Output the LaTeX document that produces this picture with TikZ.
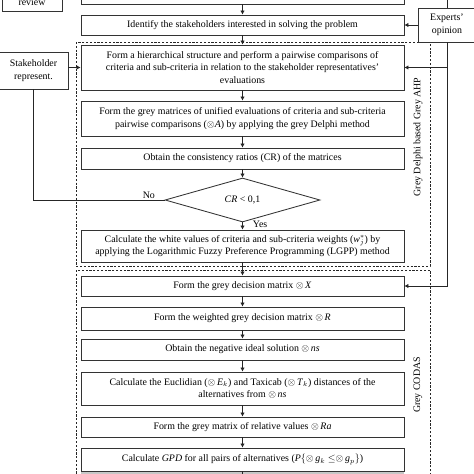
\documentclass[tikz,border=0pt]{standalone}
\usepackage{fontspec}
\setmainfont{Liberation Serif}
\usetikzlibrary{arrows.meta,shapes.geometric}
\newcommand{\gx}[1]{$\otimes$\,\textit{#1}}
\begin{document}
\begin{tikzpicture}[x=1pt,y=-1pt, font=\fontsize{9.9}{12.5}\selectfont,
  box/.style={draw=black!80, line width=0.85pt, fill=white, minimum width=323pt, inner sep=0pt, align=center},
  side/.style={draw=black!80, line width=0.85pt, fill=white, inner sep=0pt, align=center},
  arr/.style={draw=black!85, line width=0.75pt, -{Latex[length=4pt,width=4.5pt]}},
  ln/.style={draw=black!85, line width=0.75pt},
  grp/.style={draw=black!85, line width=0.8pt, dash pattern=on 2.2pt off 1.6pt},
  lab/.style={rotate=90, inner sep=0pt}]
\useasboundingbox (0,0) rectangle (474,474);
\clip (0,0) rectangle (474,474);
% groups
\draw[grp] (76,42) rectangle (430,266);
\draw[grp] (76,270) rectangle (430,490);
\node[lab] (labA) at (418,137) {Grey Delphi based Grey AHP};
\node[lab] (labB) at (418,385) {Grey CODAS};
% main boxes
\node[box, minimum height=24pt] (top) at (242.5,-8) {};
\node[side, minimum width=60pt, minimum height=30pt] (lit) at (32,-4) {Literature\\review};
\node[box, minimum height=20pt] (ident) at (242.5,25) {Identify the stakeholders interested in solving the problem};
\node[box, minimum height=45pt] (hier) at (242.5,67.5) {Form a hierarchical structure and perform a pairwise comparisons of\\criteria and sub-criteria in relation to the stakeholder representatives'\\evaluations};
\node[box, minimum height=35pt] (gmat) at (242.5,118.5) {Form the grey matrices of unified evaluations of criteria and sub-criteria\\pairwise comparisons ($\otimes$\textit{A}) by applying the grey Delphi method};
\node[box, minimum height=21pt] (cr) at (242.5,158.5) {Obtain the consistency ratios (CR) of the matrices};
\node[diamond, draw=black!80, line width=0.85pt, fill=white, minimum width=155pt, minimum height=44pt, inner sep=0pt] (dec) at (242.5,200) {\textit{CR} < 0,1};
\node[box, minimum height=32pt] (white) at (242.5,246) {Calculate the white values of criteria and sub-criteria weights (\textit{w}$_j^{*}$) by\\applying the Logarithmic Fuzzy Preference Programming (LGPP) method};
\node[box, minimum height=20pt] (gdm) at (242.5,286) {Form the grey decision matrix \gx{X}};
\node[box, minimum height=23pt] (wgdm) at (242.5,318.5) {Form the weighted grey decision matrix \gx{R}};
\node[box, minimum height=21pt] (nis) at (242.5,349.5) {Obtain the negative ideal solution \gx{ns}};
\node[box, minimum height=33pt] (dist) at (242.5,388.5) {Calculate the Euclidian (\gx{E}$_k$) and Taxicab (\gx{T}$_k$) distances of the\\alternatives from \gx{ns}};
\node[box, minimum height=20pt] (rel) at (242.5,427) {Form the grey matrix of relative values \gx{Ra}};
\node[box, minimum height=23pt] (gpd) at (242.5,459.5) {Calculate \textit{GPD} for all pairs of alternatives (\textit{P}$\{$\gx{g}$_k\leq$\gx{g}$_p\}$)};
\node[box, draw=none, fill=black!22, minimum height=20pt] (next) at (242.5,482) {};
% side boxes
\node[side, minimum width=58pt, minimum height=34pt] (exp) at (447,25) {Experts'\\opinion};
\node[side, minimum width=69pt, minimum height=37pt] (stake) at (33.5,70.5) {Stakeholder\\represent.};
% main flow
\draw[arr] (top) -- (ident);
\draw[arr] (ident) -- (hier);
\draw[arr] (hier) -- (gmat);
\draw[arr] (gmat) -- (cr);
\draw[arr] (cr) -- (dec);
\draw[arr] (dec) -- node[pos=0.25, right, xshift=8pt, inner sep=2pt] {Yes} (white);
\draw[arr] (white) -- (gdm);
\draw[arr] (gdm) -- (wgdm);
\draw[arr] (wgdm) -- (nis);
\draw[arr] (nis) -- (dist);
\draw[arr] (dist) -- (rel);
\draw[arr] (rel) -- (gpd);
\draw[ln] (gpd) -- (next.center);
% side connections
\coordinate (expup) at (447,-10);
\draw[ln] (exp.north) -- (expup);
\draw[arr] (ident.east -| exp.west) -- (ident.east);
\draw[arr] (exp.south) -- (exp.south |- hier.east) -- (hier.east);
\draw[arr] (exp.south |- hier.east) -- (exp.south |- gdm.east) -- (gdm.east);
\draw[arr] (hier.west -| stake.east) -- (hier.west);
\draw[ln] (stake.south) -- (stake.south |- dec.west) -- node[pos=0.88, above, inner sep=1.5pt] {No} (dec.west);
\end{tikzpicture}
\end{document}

■ ■ ■ ■

§ Your instructions
Give the material again exactly as it is, but keep the pictures out.

§ Result
Output the LaTeX document that produces this picture with TikZ.
\documentclass[tikz,border=0pt]{standalone}
\usepackage{fontspec}
\setmainfont{Liberation Serif}
\usetikzlibrary{arrows.meta,shapes.geometric}
\newcommand{\gx}[1]{$\otimes$\,\textit{#1}}
\begin{document}
\begin{tikzpicture}[x=1pt,y=-1pt, font=\fontsize{9.9}{12.5}\selectfont,
  box/.style={draw=black!80, line width=0.85pt, fill=white, minimum width=323pt, inner sep=0pt, align=center},
  side/.style={draw=black!80, line width=0.85pt, fill=white, inner sep=0pt, align=center},
  arr/.style={draw=black!85, line width=0.75pt, -{Latex[length=4pt,width=4.5pt]}},
  ln/.style={draw=black!85, line width=0.75pt},
  grp/.style={draw=black!85, line width=0.8pt, dash pattern=on 2.2pt off 1.6pt},
  lab/.style={rotate=90, inner sep=0pt}]
\useasboundingbox (0,0) rectangle (474,474);
\clip (0,0) rectangle (474,474);
% groups
\draw[grp] (76,42) rectangle (430,266);
\draw[grp] (76,270) rectangle (430,490);
\node[lab] (labA) at (418,137) {Grey Delphi based Grey AHP};
\node[lab] (labB) at (418,385) {Grey CODAS};
% main boxes
\node[box, minimum height=24pt] (top) at (242.5,-8) {};
\node[side, minimum width=60pt, minimum height=30pt] (lit) at (32,-4) {Literature\\review};
\node[box, minimum height=20pt] (ident) at (242.5,25) {Identify the stakeholders interested in solving the problem};
\node[box, minimum height=45pt] (hier) at (242.5,67.5) {Form a hierarchical structure and perform a pairwise comparisons of\\criteria and sub-criteria in relation to the stakeholder representatives'\\evaluations};
\node[box, minimum height=35pt] (gmat) at (242.5,118.5) {Form the grey matrices of unified evaluations of criteria and sub-criteria\\pairwise comparisons ($\otimes$\textit{A}) by applying the grey Delphi method};
\node[box, minimum height=21pt] (cr) at (242.5,158.5) {Obtain the consistency ratios (CR) of the matrices};
\node[diamond, draw=black!80, line width=0.85pt, fill=white, minimum width=155pt, minimum height=44pt, inner sep=0pt] (dec) at (242.5,200) {\textit{CR} < 0,1};
\node[box, minimum height=32pt] (white) at (242.5,246) {Calculate the white values of criteria and sub-criteria weights (\textit{w}$_j^{*}$) by\\applying the Logarithmic Fuzzy Preference Programming (LGPP) method};
\node[box, minimum height=20pt] (gdm) at (242.5,286) {Form the grey decision matrix \gx{X}};
\node[box, minimum height=23pt] (wgdm) at (242.5,318.5) {Form the weighted grey decision matrix \gx{R}};
\node[box, minimum height=21pt] (nis) at (242.5,349.5) {Obtain the negative ideal solution \gx{ns}};
\node[box, minimum height=33pt] (dist) at (242.5,388.5) {Calculate the Euclidian (\gx{E}$_k$) and Taxicab (\gx{T}$_k$) distances of the\\alternatives from \gx{ns}};
\node[box, minimum height=20pt] (rel) at (242.5,427) {Form the grey matrix of relative values \gx{Ra}};
\node[box, minimum height=23pt] (gpd) at (242.5,459.5) {Calculate \textit{GPD} for all pairs of alternatives (\textit{P}$\{$\gx{g}$_k\leq$\gx{g}$_p\}$)};
\node[box, draw=none, fill=black!22, minimum height=20pt] (next) at (242.5,482) {};
% side boxes
\node[side, minimum width=58pt, minimum height=34pt] (exp) at (447,25) {Experts'\\opinion};
\node[side, minimum width=69pt, minimum height=37pt] (stake) at (33.5,70.5) {Stakeholder\\represent.};
% main flow
\draw[arr] (top) -- (ident);
\draw[arr] (ident) -- (hier);
\draw[arr] (hier) -- (gmat);
\draw[arr] (gmat) -- (cr);
\draw[arr] (cr) -- (dec);
\draw[arr] (dec) -- node[pos=0.25, right, xshift=8pt, inner sep=2pt] {Yes} (white);
\draw[arr] (white) -- (gdm);
\draw[arr] (gdm) -- (wgdm);
\draw[arr] (wgdm) -- (nis);
\draw[arr] (nis) -- (dist);
\draw[arr] (dist) -- (rel);
\draw[arr] (rel) -- (gpd);
\draw[ln] (gpd) -- (next.center);
% side connections
\coordinate (expup) at (447,-10);
\draw[ln] (exp.north) -- (expup);
\draw[arr] (ident.east -| exp.west) -- (ident.east);
\draw[arr] (exp.south) -- (exp.south |- hier.east) -- (hier.east);
\draw[arr] (exp.south |- hier.east) -- (exp.south |- gdm.east) -- (gdm.east);
\draw[arr] (hier.west -| stake.east) -- (hier.west);
\draw[ln] (stake.south) -- (stake.south |- dec.west) -- node[pos=0.88, above, inner sep=1.5pt] {No} (dec.west);
\end{tikzpicture}
\end{document}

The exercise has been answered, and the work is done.